The George Washington Carver Memorial in Diamond, MO
By TOM & PATTI BURKETT
Here are a few things we learned at the George Washington Carver Memorial in Diamond, MO.
In 1932, George Washington Carver was invited to speak to the United States Congress, which at the time was considering a tariff on imported peanuts. Members expected a backward Southern farmer and made watermelon jokes. Instead, they got a respected college professor and scientist with hundreds of public appearances to his credit.
We sill think of Carver as the peanut man but, in fact, he was much more, as we learned at the George Washington Carver Memorial in Diamond, Missouri. In western Missouri, a few miles east of Interstate 49, the memorial includes a working replica of his laboratory at Tuskegee Institute and a replica of the log cabin in which he was born just before the start of the Civil War. It’s surrounded by the fields in which he grew up, first a slave, and then an adopted child of the Carver family.
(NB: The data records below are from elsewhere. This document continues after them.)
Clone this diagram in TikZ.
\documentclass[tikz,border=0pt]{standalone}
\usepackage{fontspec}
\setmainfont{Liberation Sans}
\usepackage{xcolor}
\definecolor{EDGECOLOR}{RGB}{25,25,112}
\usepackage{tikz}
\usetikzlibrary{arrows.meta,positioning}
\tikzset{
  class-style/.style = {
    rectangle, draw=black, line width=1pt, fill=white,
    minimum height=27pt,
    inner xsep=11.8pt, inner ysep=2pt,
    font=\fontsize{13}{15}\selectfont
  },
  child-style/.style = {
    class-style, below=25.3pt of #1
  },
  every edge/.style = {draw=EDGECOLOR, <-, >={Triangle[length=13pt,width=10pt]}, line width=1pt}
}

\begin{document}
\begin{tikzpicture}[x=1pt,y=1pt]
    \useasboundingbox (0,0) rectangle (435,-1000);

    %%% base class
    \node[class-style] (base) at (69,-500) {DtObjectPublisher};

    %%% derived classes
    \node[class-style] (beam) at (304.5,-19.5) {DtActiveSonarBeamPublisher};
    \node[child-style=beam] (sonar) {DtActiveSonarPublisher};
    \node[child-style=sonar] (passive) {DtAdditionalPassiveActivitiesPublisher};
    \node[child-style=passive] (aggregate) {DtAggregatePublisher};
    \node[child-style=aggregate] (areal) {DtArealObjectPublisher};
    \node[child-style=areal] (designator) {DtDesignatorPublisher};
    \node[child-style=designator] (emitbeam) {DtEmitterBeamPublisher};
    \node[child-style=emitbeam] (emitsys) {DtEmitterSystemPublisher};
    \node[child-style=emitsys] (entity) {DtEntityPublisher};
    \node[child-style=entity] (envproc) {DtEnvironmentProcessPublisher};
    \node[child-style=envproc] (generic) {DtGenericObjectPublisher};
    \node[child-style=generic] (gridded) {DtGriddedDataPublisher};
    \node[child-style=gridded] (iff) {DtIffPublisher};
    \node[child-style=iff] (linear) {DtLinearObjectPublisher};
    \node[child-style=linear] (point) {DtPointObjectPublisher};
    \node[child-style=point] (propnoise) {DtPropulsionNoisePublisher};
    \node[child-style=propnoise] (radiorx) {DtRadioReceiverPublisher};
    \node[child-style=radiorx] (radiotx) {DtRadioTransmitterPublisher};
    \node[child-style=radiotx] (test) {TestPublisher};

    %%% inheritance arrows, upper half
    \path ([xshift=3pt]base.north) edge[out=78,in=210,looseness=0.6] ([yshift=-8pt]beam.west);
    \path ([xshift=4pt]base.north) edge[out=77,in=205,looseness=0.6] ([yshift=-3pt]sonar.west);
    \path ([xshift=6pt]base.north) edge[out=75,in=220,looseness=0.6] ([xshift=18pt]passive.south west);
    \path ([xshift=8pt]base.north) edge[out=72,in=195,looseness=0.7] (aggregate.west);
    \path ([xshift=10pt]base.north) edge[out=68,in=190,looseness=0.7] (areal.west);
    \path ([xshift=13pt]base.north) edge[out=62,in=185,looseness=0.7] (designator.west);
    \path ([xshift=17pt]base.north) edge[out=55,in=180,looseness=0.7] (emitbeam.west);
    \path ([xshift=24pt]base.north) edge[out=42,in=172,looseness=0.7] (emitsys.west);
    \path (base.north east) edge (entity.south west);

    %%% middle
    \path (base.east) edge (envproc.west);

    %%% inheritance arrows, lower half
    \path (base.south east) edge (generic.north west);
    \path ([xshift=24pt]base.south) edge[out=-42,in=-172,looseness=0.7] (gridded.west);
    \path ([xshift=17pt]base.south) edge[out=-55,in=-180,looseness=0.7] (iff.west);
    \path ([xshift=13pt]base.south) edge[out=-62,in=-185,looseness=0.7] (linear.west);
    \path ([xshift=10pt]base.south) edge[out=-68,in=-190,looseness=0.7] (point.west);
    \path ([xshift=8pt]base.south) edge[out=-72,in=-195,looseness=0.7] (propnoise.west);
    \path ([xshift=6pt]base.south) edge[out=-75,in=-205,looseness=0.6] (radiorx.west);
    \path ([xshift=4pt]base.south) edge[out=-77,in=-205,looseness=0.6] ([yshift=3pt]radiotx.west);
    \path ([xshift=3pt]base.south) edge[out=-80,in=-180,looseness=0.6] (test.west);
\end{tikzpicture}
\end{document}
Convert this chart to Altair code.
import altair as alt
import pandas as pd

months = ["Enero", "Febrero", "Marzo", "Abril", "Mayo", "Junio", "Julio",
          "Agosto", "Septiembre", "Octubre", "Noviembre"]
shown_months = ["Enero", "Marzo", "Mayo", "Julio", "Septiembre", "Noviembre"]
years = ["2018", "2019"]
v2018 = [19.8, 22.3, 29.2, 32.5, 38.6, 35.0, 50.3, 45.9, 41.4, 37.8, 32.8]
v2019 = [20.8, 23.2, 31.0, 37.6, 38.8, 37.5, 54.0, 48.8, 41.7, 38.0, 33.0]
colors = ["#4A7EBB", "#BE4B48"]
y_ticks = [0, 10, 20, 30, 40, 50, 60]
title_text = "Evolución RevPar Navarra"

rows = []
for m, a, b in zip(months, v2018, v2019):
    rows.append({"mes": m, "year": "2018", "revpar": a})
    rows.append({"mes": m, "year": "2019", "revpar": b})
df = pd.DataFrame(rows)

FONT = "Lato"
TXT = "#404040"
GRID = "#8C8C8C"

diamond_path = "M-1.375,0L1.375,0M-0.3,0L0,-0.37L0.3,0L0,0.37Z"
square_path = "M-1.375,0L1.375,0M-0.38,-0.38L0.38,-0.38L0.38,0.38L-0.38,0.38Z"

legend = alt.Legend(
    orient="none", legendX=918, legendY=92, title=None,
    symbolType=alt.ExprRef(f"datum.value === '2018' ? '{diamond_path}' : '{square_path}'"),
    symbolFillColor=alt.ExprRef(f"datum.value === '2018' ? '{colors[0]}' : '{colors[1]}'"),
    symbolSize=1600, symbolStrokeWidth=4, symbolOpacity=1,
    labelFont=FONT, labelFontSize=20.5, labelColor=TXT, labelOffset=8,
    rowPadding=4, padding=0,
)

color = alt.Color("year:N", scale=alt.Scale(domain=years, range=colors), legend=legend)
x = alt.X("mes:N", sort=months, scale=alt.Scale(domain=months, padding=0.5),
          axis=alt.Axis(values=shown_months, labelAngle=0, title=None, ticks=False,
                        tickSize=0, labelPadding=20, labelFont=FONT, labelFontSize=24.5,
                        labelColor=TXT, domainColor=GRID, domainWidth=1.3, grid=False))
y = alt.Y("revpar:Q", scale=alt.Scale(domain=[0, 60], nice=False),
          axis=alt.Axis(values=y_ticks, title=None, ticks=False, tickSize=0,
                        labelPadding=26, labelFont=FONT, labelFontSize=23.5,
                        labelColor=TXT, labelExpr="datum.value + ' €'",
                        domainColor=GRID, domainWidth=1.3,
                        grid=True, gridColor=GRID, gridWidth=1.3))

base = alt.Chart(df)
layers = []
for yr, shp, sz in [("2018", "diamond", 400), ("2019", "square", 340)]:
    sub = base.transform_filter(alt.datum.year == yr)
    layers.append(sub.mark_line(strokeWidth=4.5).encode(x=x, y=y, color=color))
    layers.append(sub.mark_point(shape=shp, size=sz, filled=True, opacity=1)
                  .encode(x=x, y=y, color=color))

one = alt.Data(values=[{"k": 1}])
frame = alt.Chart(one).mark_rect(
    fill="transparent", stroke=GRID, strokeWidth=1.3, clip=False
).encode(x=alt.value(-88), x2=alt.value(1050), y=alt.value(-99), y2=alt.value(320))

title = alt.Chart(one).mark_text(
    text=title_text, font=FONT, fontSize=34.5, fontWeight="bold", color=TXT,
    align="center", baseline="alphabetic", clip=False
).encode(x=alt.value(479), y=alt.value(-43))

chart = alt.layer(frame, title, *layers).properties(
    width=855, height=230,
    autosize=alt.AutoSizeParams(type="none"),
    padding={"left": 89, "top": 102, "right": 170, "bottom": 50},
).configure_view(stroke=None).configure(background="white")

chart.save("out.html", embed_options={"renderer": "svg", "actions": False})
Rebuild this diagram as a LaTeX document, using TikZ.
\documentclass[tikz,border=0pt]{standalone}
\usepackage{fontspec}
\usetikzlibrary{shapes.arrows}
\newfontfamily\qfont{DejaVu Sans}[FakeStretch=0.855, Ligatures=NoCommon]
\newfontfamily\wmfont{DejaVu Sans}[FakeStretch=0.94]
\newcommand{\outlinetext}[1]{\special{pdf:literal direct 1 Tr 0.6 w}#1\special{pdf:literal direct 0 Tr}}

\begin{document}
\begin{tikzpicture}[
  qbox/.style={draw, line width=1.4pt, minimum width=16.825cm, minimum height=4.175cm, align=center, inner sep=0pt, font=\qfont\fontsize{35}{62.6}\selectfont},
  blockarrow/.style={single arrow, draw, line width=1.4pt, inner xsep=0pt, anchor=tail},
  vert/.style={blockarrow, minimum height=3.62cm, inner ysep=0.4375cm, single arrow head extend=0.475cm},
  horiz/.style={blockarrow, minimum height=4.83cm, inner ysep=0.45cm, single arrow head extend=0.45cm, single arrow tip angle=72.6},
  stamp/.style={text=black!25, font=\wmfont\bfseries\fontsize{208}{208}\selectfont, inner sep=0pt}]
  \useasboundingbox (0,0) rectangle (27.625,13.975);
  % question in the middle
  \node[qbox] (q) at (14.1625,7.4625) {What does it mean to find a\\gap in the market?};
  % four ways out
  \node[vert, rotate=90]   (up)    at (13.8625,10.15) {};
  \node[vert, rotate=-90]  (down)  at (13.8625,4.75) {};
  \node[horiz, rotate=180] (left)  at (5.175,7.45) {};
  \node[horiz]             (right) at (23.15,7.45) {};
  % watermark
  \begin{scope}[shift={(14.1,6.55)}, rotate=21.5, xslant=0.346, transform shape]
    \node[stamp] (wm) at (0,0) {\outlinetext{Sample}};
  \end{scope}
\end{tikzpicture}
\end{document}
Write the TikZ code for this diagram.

When he was growing up he secretly collected wild plants, which he transplanted into a secret garden, where he nurtured and sketched them. He wrangled a place at Simpson College as an art student, where he did laundry to make ends meet. Of those days, he said, “I lived on prayer and beef suet and cornmeal, quite often being without the suet and meal.” He went on to study botany at Iowa State University, where he was the first black student and, later, the first black faculty member.
Department of Agriculture at Tuskegee Institute
Booker T. Washington invited Carver to head the Department of Agriculture at Tuskegee Institute in 1896, and he taught there for the next 47 years. He focused his work on ways to restore soils depleted by many years of growing cotton. His use of crop rotation—alternating cotton with crops like peanuts, soybeans, and cowpeas—helped many farmers survive the lean years following the Civil War. In 1920, he spoke at the 1920 convention of the United Peanut Associations and exhibited 145 peanut products. Segregation was in full force when Carver was invited to address the House Ways and Means Committee in 1922, but his compelling and articulate testimony assured the protection US peanut growers were looking for against Chinese imports.
At the visitor center, you get the opportunity to walk through the life of this interesting man. The visitor center film can also be seen online. You’ll get to look at many artifacts from Carver’s life, including some of his renowned herbarium specimens and a variety of the products he developed. Excerpts and discussion from his work in plant breeding provide an insight into the attitudes of his time, including the fact that plant hybridizations were discouraged by some religious leaders because it interfered with God’s plan for the Earth.
The grounds of the museum are delightful to walk, so long as the temperature is moderate, and there’s a nice big, shady picnic area in the parking area.
Nearby you can visit the World’s Largest Small Appliance Museum and the Precious Moments Chapel. And don’t miss the Kan-O -Tex service station in Galena, Kansas. This is rich territory for exploration, so allow some time in your schedule to meander along the back roads and see what else you might find out here, off the beaten path.